He’s best known for his role as Prince Caspian in the international hit franchise “The Chronicles of Narnia,” based on the books by C.S. Lewis. Now, Ben Barnes stars as the title character Tom Ward in Universal Pictures and Legendary Pictures' fantasy adventure “Seventh Son.”
|Photo courtesy of Legendary Pictures|
In a time of enchantments when legends and magic collide, the sole remaining warrior of a mystical order (Jeff Bridges) travels to find a prophesized hero born with incredible powers, the last Seventh Son (Ben Barnes). Torn from his quiet life as a farmhand, the unlikely young hero embarks on a daring adventure with his battle-hardened mentor to vanquish a dark queen (Julianne Moore) and the army of supernatural assassins she has dispatched against their kingdom.
Master Gregory is the last surviving member of a brotherhood of Falcon Knights who were all seventh sons of seventh sons. To be the seventh son of a seventh son is to be seven times as strong, as smart and as courageous as a normal man. That’s quite a rare thing, but it’s what Gregory needs to fight these evil forces. Right now, there’s only one young lad who meets those requirements, Tom Ward.
The son of a pig farmer, Tom has long felt alienated and troubled. Plagued by visions and fits reminiscent of epileptic seizures, Tom sees these fugue states as a disability, a weakness. So does his family. Ben Barnes shares: “Tom’s father and siblings are quite dismissive of him. They don’t think he’s good for anything. Then this mysterious man turns up whom Tom’s been dreaming of and who essentially purchases him from his family.”
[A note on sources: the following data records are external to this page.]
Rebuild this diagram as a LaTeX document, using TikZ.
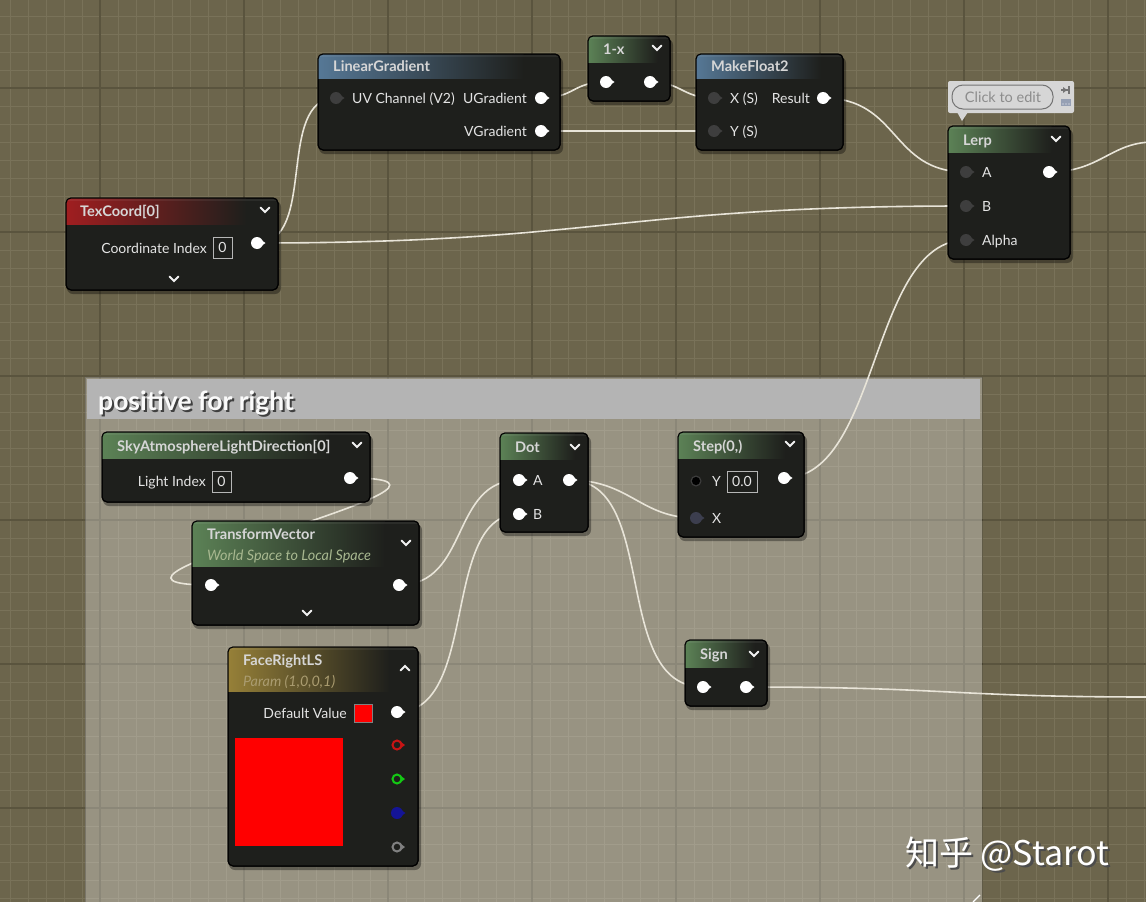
\documentclass[tikz,border=0pt]{standalone}
\usepackage{fontspec}
\setmainfont{Lato}
\newfontfamily\cjk{Noto Sans CJK SC}
\definecolor{bg}{RGB}{108,101,76}
\definecolor{gminor}{RGB}{121,114,89}
\definecolor{gmajor}{RGB}{90,84,62}
\definecolor{bodyc}{RGB}{30,31,28}
\definecolor{wire}{RGB}{232,228,216}
\definecolor{hred}{RGB}{160,30,32}
\definecolor{hblue}{RGB}{86,120,150}
\definecolor{hgreen}{RGB}{92,130,86}
\definecolor{hgold}{RGB}{150,128,56}
\definecolor{txt}{RGB}{228,228,228}
\definecolor{ttlc}{RGB}{214,214,214}
\definecolor{pingray}{RGB}{62,62,62}
\definecolor{pinslate}{RGB}{60,62,78}
\definecolor{cmthead}{RGB}{180,180,180}
\definecolor{bubble}{RGB}{214,214,214}
\definecolor{pinred}{RGB}{200,20,20}
\definecolor{pingreen}{RGB}{20,200,20}
\definecolor{pinblue}{RGB}{20,20,150}
\definecolor{subgreen}{RGB}{168,184,144}
\definecolor{subgold}{RGB}{170,156,112}
\definecolor{iconblue}{RGB}{150,160,180}
\tikzset{
  wirestyle/.style={draw=wire, line width=1.6pt},
  nodebody/.style={draw=black, line width=1pt, rounded corners=5pt, fill=bodyc, inner sep=0pt},
  ttl/.style={anchor=base west, text=ttlc, font=\fontsize{14.6}{16}\selectfont\bfseries, inner sep=0pt},
  lbl/.style={anchor=base west, text=txt, font=\fontsize{14}{16}\selectfont, inner sep=0pt},
  lble/.style={anchor=base east, text=txt, font=\fontsize{14}{16}\selectfont, inner sep=0pt},
  subt/.style={anchor=base west, font=\fontsize{14.4}{16}\selectfont\itshape, inner sep=0pt},
  valbox/.style={draw=txt!80!black, line width=0.8pt, text=txt, font=\fontsize{14}{16}\selectfont, inner sep=0pt, minimum height=21pt},
  chev/.pic={\draw[line width=2pt, white!88!gray, line cap=round] (-4.5,-2.5) -- (0,2) -- (4.5,-2.5);},
  chevup/.pic={\draw[line width=2pt, white!88!gray, line cap=round] (-4.5,2.5) -- (0,-2) -- (4.5,2.5);},
  pinf/.pic={\fill[#1] (0,0) circle (6pt); \fill[#1] (3.5,-3.5) -- (8.5,0) -- (3.5,3.5) -- cycle;},
  pinring/.pic={\draw[#1, line width=2pt] (0,0) circle (4.5pt); \fill[#1] (4,-3) -- (8,0) -- (4,3) -- cycle;},
}
\newcommand\uen[7]{%
  \fill[black, opacity=.35, rounded corners=6pt] (#2+1,#3+3) rectangle (#4+3,#5+4);
  \node[nodebody, minimum width=#4-#2, minimum height=#5-#3] (#1) at ({(#2+#4)/2},{(#3+#5)/2}) {};
  \begin{scope}
    \clip[rounded corners=5pt] (#2,#3) rectangle (#4,#5);
    \shade[left color=#7, right color=bodyc] (#2,#3) rectangle ({#2+0.85*(#4-#2)},#6);
    \fill[white, opacity=.06] (#2,#3) rectangle (#4,{#3+3});
  \end{scope}
  \draw[black, line width=1pt, rounded corners=5pt] (#2,#3) rectangle (#4,#5);
}
\begin{document}
\begin{tikzpicture}[x=1pt, y=-1pt]
\useasboundingbox (0,0) rectangle (1146,902);
\clip (0,0) rectangle (1146,902);
% background and grid
\fill[bg] (0,0) rectangle (1146,902);
\foreach \i in {0,...,63} {\draw[gminor, line width=0.8pt] ({10+18*\i},0) -- ({10+18*\i},902);}
\foreach \j in {0,...,50} {\draw[gminor, line width=0.8pt] (0,{16+18*\j}) -- (1146,{16+18*\j});}
\foreach \i in {0,...,7} {\draw[gmajor, line width=1.2pt] ({100+144*\i},0) -- ({100+144*\i},902);}
\foreach \j in {0,...,5} {\draw[gmajor, line width=1.2pt] (0,{88+144*\j}) -- (1146,{88+144*\j});}
% comment box
\fill[white, opacity=.3] (85,377) rectangle (982,910);
\draw[black, opacity=.2, line width=1pt] (85,377) rectangle (982,910);
\fill[cmthead] (87,379) rectangle (980,419);
\node[anchor=base west, inner sep=0pt, text=black!75, font=\fontsize{26.5}{29}\selectfont\bfseries] at (100,412) {positive for right};
\node[anchor=base west, inner sep=0pt, text=white!96!gray, font=\fontsize{26.5}{29}\selectfont\bfseries] (cmt) at (98,410) {positive for right};
\draw[white, line width=1.2pt] (973,902) -- (980,895);

% pin coordinates
\coordinate (tc-out) at (257,243);
\coordinate (lg-uv) at (336,98);
\coordinate (lg-u) at (541,98);
\coordinate (lg-v) at (541,131);
\coordinate (om-in) at (606,82);
\coordinate (om-out) at (650,82);
\coordinate (mf-x) at (714,98);
\coordinate (mf-y) at (714,131);
\coordinate (mf-out) at (823,98);
\coordinate (lp-a) at (966,172);
\coordinate (lp-b) at (966,206);
\coordinate (lp-al) at (966,240);
\coordinate (lp-out) at (1049,172);
\coordinate (lp-far) at (1152,142);
\coordinate (sk-out) at (350,478);
\coordinate (tv-in) at (211,585);
\coordinate (tv-out) at (399,585);
\coordinate (fr-out) at (397,712);
\coordinate (fr-r) at (397,745);
\coordinate (fr-g) at (397,779);
\coordinate (fr-b) at (397,813);
\coordinate (fr-a) at (397,847);
\coordinate (dt-a) at (519,480);
\coordinate (dt-b) at (519,514);
\coordinate (dt-out) at (569,480);
\coordinate (st-y) at (696,481);
\coordinate (st-x) at (696,518);
\coordinate (st-out) at (784,478);
\coordinate (sg-in) at (703,687);
\coordinate (sg-out) at (746,687);
\coordinate (sg-far) at (1152,697);

% wires
\draw[wirestyle] (tc-out) .. controls (318,243) and (275,98) .. (lg-uv);
\draw[wirestyle] (tc-out) .. controls (600,243) and (620,206) .. (lp-b);
\draw[wirestyle] (lg-u) .. controls (575,98) and (572,82) .. (om-in);
\draw[wirestyle] (om-out) .. controls (682,82) and (682,98) .. (mf-x);
\draw[wirestyle] (lg-v) -- (mf-y);
\draw[wirestyle] (mf-out) .. controls (900,98) and (890,172) .. (lp-a);
\draw[wirestyle] (lp-out) .. controls (1100,172) and (1110,143) .. (lp-far);
\draw[wirestyle] (st-out) .. controls (880,478) and (870,240) .. (lp-al);
\draw[wirestyle] (sk-out) .. controls (530,478) and (30,585) .. (tv-in);
\draw[wirestyle] (tv-out) .. controls (470,585) and (450,480) .. (dt-a);
\draw[wirestyle] (fr-out) .. controls (480,712) and (440,514) .. (dt-b);
\draw[wirestyle] (dt-out) .. controls (630,480) and (640,518) .. (st-x);
\draw[wirestyle] (dt-out) .. controls (660,480) and (610,687) .. (sg-in);
\draw[wirestyle] (sg-out) .. controls (950,687) and (950,697) .. (sg-far);

% nodes
\uen{texcoord}{66}{198}{278}{290}{224}{hred}
\uen{lingrad}{318}{54}{560}{150}{78}{hblue}
\uen{onemx}{588}{36}{670}{101}{62}{hgreen}
\uen{mkf2}{696}{54}{843}{150}{78}{hblue}
\uen{lerp}{948}{126}{1070}{259}{152}{hgreen}
\uen{sky}{102}{432}{370}{502}{458}{hgreen}
\uen{tvec}{192}{521}{419}{625}{566}{hgreen}
\uen{face}{228}{647}{418}{866}{691}{hgold}
\uen{dot}{500}{433}{588}{532}{459}{hgreen}
\uen{step}{678}{432}{804}{537}{458}{hgreen}
\uen{sign}{685}{640}{767}{706}{667}{hgreen}

% pins
\foreach \p in {tc-out,lg-u,lg-v,om-in,om-out,mf-out,lp-out,sk-out,tv-in,tv-out,fr-out,dt-a,dt-b,dt-out,st-out,sg-in,sg-out}
  {\pic at (\p) {pinf=white};}
\foreach \p in {lg-uv,mf-x,mf-y,lp-a,lp-b,lp-al}
  {\pic at (\p) {pinf=pingray};}
\pic at (st-x) {pinf=pinslate};
\fill[black] (st-y) circle (4pt);
\draw[pingray, line width=1pt] (st-y) circle (5pt);
\pic at (fr-r) {pinring=pinred};
\pic at (fr-g) {pinring=pingreen};
\pic at (fr-b) {pinf=pinblue};
\pic at (fr-a) {pinring=gray};

% texts: TexCoord
\node[ttl] at (80,216) {TexCoord[0]};
\pic at (265,210) {chev};
\node[lble] at (207,253) {Coordinate Index};
\node[valbox, minimum width=19pt] at (222.5,247.5) {0};
\pic at (174,279) {chev};
% LinearGradient
\node[ttl] at (333,71) {LinearGradient};
\node[lbl] at (352,103) {UV Channel (V2)};
\node[lble] at (527,103) {UGradient};
\node[lble] at (527,136) {VGradient};
% 1-x
\node[ttl] at (603,54) {1-x};
\pic at (657,48) {chev};
% MakeFloat2
\node[ttl] at (711,71) {MakeFloat2};
\node[lbl] at (730,103) {X (S)};
\node[lble] at (810,103) {Result};
\node[lbl] at (730,136) {Y (S)};
% Lerp
\node[ttl] at (963,145) {Lerp};
\pic at (1056,139) {chev};
\node[lbl] at (982,177) {A};
\node[lbl] at (982,211) {B};
\node[lbl] at (982,245) {Alpha};
% Sky
\node[ttl] at (117,451) {SkyAtmosphereLightDirection[0]};
\pic at (357,445) {chev};
\node[lble] at (206,486) {Light Index};
\node[valbox, minimum width=19pt] at (221.5,481.5) {0};
% TransformVector
\node[ttl] at (207,539) {TransformVector};
\node[subt, text=subgreen] at (207,560) {World Space to Local Space};
\pic at (406,543) {chev};
\pic at (307,613) {chev};
% FaceRightLS
\node[ttl] at (243,665) {FaceRightLS};
\node[subt, text=subgold] at (243,686) {Param (1,0,0,1)};
\pic at (405,668) {chevup};
\node[lble] at (347,718) {Default Value};
\draw[fill=red, draw=gray, line width=0.8pt] (354,704) rectangle (372,722);
\fill[red] (235,738) rectangle (343,846);
% Dot
\node[ttl] at (515,452) {Dot};
\pic at (575,447) {chev};
\node[lbl] at (533,485) {A};
\node[lbl] at (533,519) {B};
% Step
\node[ttl] at (693,451) {Step(0,)};
\pic at (790,444) {chev};
\node[lbl] at (712,486) {Y};
\node[valbox, minimum width=30pt] at (742,481.5) {0.0};
\node[lbl] at (712,523) {X};
% Sign
\node[ttl] at (700,659) {Sign};
\pic at (754,654) {chev};

% Click to edit bubble
\fill[bubble, rounded corners=2pt] (948,81) rectangle (1074,113);
\fill[bubble] (957,112) -- (962,121) -- (968,112) -- cycle;
\draw[black!55, line width=1pt, rounded corners=11pt] (952,85) rectangle (1053,109);
\node[inner sep=0pt, text=black!45, font=\fontsize{14.5}{16}\selectfont] (cte) at (1003,97) {Click to edit};
\draw[black!55, line width=1.2pt] (1061,90) -- (1069,90) (1069,86) -- (1069,94);
\fill[black!55] (1063,87) -- (1067,90) -- (1063,93) -- cycle;
\fill[iconblue] (1061,99) rectangle (1071,106);
\foreach \d in {1063,1066,1069} {\fill[white] (\d,104) circle (0.7pt);}

% watermark
\node[anchor=base west, inner sep=0pt, text=black!70, font=\cjk\fontsize{34}{37}\selectfont] at (907.5,867.5) {知乎 @Starot};
\node[anchor=base west, inner sep=0pt, text=white, font=\cjk\fontsize{34}{37}\selectfont] (wm) at (905,865) {知乎 @Starot};
\end{tikzpicture}
\end{document}
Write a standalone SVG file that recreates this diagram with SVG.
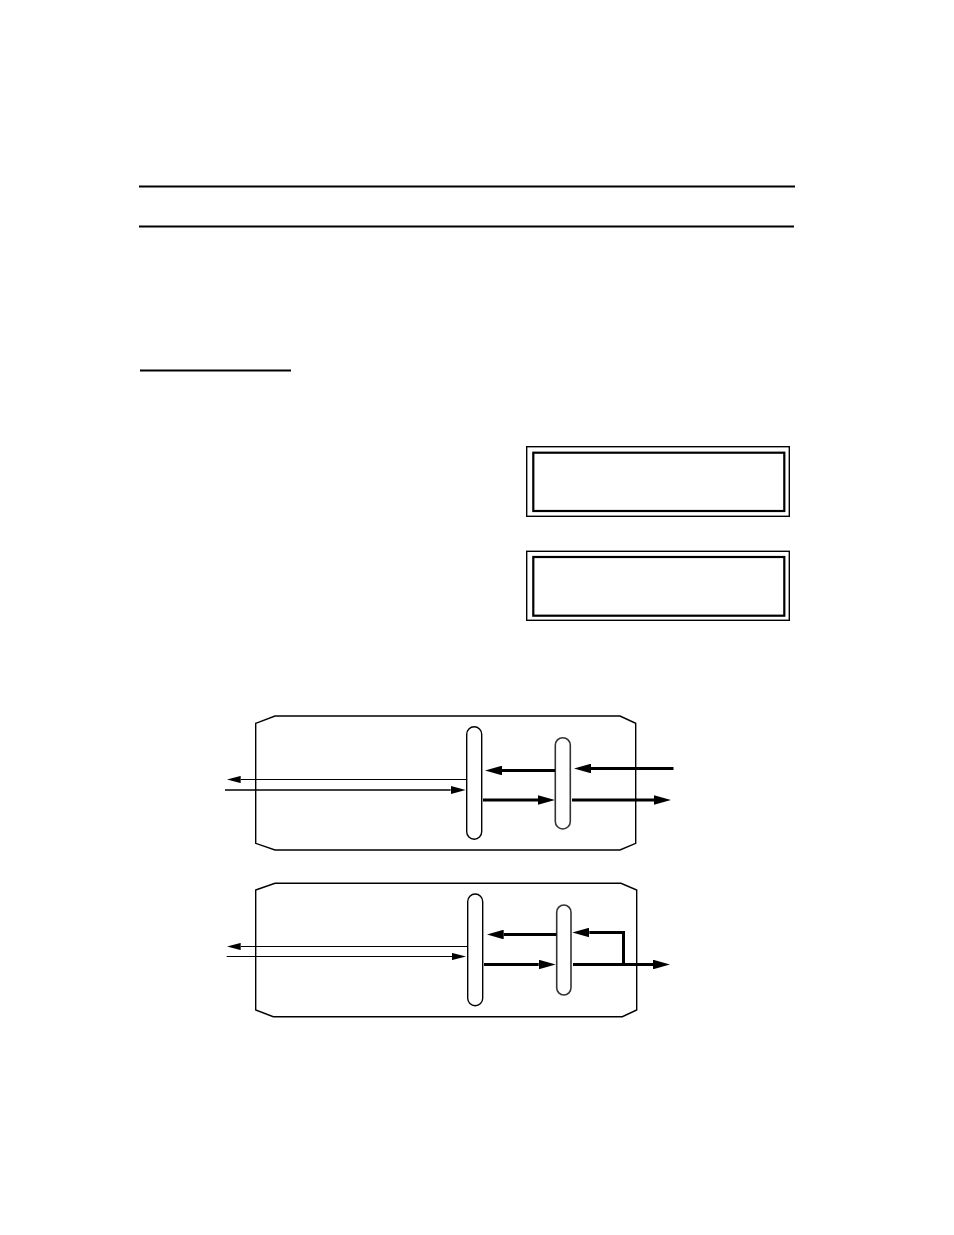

It turns out that the apprentice of the last Falcon Knight, a boy with the heart of a man and the blood of a witch, was a hard role to cast. Producer Basil Iwanyk relays: “Tom needed to have an innocence at the beginning to sell the fact that this was a young soul who didn’t know yet what his destiny was, but would be able to grow into a superhero. Our Tom needed to be a great foil to Gregory, who is taciturn and tough. We wanted an apprentice who is a little bit livelier and bouncier than Gregory; we didn’t want two brooding people in the film. Ben fit all those bills.”
The wariness between master and apprentice was mirrored in the on-set dynamics between the actors. Barnes confirms what others saw on set: “I was terrified when I met Jeff. In person, he’s a big man with a big presence, and he has these striking blue eyes that focus right on you. So I knew he was sizing me up. He also has this method approach to acting: Gregory doesn’t choose Tom, he’s forced to take Tom on as his apprentice, so there is this dismissive way in which Gregory treats Tom, bullying him and not taking him seriously even though he knows that he needs him. I figured Jeff was going to treat me like that too at the beginning, sort of test my mettle. I was intimidated for the first few weeks.”
As the relationship in the film became more fruitful, so did the performers’ in real life. Shares Barnes: “The ice just broke between us, and he talked me through his approach to the various scenes we did.”
“Seventh Son” is distributed by United International Pictures through Columbia Pictures.